Take each line that has the word "this" and return it.

### Input rows

• • •

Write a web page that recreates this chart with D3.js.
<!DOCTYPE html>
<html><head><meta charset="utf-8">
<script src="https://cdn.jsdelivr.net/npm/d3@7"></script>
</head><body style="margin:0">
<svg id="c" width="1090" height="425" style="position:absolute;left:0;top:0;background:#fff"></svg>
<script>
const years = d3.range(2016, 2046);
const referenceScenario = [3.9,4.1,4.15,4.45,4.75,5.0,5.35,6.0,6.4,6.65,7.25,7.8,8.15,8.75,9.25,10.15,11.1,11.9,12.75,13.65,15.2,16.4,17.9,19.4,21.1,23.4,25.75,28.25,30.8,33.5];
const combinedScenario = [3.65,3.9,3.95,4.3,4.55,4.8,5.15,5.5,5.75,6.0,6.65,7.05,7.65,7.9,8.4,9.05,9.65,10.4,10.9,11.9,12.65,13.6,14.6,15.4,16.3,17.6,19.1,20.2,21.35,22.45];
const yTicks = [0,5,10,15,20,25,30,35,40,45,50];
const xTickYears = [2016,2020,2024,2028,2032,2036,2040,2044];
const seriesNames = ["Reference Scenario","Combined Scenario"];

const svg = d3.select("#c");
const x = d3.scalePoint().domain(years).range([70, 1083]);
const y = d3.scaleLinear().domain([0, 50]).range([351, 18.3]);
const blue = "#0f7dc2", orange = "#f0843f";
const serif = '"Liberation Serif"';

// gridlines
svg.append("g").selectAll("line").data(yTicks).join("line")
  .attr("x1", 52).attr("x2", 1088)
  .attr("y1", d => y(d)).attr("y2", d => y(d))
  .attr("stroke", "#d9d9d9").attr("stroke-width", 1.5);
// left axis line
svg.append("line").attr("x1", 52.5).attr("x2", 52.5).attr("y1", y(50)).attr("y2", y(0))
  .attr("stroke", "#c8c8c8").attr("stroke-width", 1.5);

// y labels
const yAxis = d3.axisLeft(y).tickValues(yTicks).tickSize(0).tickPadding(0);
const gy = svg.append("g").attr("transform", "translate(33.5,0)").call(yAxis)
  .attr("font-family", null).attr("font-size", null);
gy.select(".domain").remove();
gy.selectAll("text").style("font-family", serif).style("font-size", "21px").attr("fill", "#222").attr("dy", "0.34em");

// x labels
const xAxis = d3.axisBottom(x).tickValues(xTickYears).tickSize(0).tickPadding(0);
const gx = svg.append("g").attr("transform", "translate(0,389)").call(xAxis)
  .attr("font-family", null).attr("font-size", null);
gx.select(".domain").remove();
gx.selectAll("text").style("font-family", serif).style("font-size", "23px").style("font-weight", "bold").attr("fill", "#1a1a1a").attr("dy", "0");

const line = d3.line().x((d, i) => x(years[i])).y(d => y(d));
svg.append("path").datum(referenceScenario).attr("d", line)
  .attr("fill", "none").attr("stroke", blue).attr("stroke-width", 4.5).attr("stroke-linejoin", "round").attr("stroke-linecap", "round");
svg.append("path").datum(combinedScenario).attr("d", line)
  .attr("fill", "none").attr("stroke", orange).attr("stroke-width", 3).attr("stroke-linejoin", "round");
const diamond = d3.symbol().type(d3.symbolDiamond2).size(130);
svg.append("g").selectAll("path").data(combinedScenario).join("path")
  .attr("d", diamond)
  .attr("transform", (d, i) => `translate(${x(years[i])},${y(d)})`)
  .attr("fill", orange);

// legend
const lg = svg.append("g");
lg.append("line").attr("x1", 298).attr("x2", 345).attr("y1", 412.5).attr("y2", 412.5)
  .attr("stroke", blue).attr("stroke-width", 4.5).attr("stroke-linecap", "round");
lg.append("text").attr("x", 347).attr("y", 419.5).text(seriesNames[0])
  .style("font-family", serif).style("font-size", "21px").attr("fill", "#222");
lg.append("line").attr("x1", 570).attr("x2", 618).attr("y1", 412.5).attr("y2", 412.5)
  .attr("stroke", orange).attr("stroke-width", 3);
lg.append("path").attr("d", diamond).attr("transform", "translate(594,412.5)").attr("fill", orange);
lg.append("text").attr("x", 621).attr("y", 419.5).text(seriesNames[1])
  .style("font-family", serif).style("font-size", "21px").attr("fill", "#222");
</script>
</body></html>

• • •

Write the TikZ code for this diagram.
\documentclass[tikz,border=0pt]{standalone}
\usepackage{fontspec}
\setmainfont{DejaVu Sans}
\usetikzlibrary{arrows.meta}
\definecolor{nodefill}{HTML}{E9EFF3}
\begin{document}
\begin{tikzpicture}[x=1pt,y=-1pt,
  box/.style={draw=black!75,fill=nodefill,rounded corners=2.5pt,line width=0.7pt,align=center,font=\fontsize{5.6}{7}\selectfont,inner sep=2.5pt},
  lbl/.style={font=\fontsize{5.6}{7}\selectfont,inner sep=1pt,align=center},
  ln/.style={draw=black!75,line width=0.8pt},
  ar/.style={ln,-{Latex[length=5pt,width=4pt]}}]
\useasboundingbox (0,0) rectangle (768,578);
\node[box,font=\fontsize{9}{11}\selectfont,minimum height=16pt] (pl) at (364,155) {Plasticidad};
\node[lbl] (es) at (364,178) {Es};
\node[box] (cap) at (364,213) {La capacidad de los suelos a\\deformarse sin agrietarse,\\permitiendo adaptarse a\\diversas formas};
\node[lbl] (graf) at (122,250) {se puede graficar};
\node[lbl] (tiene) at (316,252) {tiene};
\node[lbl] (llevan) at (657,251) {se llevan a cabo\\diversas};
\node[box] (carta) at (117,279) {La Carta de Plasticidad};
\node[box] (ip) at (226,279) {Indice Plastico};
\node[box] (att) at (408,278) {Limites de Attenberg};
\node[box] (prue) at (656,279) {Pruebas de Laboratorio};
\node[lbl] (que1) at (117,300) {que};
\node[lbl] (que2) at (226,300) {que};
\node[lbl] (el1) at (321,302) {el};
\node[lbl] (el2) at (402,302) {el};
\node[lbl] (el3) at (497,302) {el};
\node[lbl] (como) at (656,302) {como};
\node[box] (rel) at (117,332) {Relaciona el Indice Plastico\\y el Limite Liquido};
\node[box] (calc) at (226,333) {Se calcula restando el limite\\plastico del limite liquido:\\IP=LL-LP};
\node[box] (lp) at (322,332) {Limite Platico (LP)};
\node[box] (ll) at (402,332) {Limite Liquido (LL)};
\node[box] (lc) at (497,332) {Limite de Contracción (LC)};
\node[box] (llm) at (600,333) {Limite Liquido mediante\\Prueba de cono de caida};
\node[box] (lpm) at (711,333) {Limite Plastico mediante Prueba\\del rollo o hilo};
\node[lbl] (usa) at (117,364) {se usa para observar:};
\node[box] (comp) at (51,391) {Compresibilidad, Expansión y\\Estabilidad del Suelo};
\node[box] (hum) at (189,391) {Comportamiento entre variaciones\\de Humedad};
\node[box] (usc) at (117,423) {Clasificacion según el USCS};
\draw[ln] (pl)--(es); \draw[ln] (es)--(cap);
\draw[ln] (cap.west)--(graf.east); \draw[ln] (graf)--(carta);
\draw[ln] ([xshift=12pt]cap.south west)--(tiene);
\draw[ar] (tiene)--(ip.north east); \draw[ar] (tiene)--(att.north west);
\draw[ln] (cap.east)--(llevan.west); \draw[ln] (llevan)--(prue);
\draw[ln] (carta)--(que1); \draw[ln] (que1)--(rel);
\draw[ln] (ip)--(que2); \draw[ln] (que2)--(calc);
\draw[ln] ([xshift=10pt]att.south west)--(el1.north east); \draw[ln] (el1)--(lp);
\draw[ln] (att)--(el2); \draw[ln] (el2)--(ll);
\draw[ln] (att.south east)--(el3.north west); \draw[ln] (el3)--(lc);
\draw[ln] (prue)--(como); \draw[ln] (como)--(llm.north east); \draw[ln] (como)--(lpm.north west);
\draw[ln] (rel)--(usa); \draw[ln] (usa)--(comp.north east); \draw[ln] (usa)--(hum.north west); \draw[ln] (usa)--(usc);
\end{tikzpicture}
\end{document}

• • •

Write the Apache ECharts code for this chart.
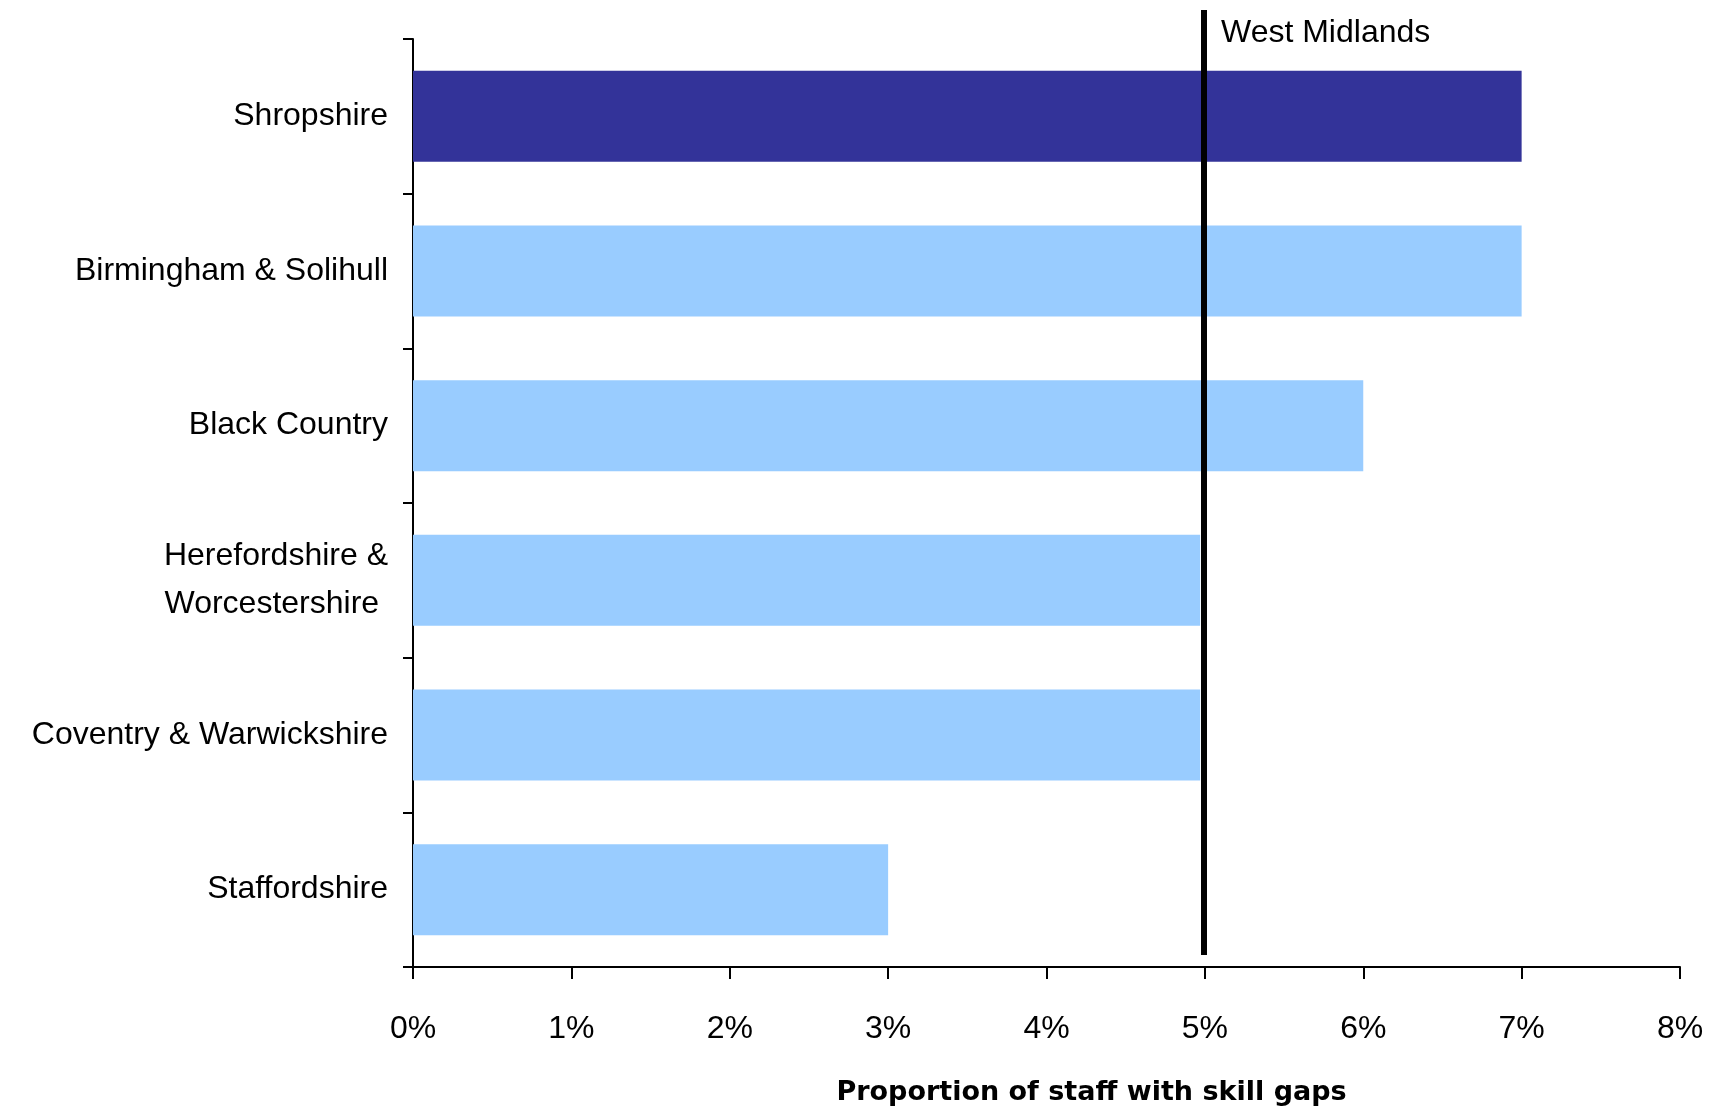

• • •

### Output below
Write a web page that recreates this chart with D3.js.
Write the TikZ code for this diagram.
Write the Apache ECharts code for this chart.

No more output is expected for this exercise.